For many industrial and environmental flows, the momentum and convective heat transfer rates at the surface are determined by the turbulence structure in the near-wall region. Although many flows of practical interest occur on rough surfaces, our understanding and ability to predict rough wall turbulent flows lags far behind the corresponding technology for smooth surfaces. This provides reasonable grounds for additional refined rough wall measurements with the expectation of improving our physical understanding of practically relevant turbulent flows.
This thesis reports an experimental investigation of wall roughness effects on the characteristics of turbulent boundary layers and wall jets. The measurements are obtained for smooth wall and three different roughness elements using a laser-Doppler anemometer. An insightful presentation of the results requires that the correct scaling laws must be used. In the case of the turbulent boundary layer, the appropriateness of the log law proposed by Millikan (1938) to model the overlap region of the mean flow and the power laws proposed by Barenblatt (1993) and George and Castillo (1997) is compared.
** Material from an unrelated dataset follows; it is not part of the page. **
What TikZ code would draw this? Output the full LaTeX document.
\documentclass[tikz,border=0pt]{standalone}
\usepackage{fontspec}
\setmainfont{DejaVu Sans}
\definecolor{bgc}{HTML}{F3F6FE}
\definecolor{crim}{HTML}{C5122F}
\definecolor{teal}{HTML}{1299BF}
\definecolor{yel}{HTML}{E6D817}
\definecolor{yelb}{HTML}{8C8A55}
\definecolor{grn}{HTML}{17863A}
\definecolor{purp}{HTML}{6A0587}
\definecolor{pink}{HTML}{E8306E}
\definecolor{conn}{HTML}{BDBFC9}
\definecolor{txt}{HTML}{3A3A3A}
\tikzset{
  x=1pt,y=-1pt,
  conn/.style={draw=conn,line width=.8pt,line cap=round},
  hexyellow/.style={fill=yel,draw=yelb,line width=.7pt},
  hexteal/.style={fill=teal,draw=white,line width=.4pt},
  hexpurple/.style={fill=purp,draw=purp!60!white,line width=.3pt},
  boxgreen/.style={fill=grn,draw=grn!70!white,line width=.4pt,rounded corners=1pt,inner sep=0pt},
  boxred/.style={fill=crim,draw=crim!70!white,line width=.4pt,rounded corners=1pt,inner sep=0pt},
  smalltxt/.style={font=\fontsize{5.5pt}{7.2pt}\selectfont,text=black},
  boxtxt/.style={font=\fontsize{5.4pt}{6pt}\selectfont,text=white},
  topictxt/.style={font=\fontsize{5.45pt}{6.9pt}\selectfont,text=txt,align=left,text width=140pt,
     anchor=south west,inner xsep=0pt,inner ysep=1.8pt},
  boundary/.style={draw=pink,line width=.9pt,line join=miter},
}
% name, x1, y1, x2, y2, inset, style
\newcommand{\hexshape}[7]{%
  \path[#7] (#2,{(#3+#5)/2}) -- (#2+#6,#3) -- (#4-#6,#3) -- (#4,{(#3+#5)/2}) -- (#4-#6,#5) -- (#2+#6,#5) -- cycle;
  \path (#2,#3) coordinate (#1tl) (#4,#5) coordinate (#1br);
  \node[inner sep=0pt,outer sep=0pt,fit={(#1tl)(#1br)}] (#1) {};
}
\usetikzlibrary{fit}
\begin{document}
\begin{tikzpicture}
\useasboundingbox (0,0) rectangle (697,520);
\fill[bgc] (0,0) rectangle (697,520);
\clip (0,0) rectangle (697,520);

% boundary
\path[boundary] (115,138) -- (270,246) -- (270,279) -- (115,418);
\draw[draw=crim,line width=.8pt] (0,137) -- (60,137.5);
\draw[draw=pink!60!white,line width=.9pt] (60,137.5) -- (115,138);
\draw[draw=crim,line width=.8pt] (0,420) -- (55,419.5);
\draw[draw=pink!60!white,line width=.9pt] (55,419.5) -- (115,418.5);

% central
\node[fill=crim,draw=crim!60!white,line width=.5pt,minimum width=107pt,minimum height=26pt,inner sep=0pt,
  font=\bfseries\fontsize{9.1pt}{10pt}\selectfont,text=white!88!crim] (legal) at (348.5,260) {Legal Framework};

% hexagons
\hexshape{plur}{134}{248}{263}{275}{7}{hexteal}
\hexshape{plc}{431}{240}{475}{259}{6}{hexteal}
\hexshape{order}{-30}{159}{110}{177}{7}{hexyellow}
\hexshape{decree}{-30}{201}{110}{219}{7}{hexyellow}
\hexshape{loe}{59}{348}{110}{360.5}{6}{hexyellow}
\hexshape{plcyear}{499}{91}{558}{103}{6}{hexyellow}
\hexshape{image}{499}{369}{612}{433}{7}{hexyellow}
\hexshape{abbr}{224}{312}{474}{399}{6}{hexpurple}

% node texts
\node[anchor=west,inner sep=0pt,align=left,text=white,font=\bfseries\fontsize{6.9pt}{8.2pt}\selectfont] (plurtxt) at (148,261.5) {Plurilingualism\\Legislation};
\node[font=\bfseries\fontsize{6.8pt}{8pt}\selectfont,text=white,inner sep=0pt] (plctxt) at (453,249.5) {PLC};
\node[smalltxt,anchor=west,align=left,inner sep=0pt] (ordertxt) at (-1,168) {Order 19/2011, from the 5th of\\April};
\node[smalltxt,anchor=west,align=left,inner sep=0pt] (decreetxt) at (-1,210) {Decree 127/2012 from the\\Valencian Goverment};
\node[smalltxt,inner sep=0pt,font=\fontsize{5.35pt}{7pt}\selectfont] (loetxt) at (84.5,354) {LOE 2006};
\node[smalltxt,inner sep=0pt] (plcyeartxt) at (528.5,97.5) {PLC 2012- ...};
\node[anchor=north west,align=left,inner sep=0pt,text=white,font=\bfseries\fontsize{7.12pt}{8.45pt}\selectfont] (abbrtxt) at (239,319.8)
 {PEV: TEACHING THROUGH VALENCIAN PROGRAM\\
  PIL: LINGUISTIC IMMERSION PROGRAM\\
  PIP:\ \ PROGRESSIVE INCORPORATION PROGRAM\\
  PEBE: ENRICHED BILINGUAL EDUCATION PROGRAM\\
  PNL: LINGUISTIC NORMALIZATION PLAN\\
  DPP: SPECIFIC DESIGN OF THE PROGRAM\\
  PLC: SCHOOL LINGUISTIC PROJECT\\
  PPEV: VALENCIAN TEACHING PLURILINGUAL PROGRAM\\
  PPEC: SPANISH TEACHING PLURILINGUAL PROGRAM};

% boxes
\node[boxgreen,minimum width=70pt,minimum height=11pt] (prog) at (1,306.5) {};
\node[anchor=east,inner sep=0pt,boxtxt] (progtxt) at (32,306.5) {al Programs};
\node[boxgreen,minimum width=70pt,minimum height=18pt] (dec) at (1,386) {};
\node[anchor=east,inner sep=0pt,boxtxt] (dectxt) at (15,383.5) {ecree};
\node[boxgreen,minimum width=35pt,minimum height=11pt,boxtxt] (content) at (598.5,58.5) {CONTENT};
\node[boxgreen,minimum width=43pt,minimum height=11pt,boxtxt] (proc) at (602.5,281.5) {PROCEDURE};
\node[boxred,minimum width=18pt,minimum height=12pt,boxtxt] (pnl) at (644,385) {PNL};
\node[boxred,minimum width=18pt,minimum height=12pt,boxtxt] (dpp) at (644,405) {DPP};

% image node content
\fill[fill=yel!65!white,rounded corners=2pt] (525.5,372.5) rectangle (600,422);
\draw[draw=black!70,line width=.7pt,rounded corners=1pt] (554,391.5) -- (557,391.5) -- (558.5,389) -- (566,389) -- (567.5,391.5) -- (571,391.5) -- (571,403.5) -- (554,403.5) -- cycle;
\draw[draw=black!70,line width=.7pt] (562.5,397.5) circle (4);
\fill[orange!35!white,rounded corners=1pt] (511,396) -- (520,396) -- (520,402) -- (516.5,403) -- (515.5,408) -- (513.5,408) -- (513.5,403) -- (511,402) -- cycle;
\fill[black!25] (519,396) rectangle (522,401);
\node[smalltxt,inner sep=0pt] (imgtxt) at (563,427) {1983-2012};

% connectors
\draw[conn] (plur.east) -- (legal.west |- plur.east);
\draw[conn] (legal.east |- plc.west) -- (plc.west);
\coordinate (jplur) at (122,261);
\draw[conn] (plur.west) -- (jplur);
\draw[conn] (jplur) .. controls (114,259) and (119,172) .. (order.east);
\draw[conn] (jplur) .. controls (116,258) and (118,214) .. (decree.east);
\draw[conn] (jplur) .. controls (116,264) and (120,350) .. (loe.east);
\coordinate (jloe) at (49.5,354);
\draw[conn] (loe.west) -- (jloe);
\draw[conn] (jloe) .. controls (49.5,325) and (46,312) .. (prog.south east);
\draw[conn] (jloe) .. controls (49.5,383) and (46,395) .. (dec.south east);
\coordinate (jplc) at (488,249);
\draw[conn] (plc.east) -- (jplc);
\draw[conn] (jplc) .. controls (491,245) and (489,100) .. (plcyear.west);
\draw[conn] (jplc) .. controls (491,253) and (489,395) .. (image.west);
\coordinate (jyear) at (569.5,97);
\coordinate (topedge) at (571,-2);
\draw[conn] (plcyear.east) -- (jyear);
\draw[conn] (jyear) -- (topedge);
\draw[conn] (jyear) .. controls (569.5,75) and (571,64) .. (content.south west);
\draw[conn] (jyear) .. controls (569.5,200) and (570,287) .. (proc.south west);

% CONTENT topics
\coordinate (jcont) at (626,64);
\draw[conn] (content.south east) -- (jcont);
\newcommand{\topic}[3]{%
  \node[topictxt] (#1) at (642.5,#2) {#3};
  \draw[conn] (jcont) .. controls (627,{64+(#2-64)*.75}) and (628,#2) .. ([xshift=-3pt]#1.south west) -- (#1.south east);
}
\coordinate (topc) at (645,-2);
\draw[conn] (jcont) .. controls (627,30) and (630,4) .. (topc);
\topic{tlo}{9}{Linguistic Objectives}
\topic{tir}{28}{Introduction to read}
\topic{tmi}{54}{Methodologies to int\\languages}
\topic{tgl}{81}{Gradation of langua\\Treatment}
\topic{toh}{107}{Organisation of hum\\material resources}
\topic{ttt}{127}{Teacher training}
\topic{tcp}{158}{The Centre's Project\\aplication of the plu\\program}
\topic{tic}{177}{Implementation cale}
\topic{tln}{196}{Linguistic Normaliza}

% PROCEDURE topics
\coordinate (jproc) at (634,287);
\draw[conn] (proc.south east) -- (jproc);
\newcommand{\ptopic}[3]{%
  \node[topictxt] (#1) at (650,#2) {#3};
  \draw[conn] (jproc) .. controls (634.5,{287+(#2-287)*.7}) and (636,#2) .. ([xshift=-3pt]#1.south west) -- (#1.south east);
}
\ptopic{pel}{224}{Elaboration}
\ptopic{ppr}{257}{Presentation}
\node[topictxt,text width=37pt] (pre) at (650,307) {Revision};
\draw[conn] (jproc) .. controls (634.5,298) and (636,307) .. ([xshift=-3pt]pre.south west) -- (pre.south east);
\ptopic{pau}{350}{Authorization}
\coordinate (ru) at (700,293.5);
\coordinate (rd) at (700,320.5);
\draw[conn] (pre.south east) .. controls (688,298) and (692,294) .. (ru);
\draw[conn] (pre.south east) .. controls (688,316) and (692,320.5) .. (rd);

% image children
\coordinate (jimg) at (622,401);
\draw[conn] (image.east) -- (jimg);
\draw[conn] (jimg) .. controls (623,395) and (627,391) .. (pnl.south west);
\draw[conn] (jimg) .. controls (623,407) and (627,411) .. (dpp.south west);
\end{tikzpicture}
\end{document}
The boundary layer results show that the theory proposed by George and Castillo (1997) has important advantages over the log law in modeling the mean velocity profiles as well as predicting the wall shear stress. The results also show that wall roughness increases the turbulence fluctuations and transport terms, which suggests that rough wall turbulence models must explicitly account for roughness effects in order to predict the mixing characteristics accurately. This promises to provide significant challenges to rough wall turbulence models. The wall jet results show that wall roughness increases the inner layer thickness but the jet half-width does not show any important sensitivity to surface roughness. The spread rates for the jet half-width are higher than the values obtained in earlier measurements. This may be attributed to the high background turbulence levels in the present flow. It is also observed that the streamwise evolution of the mean flow is nearly independent of initial conditions when scaled using the exit kinematic momentum.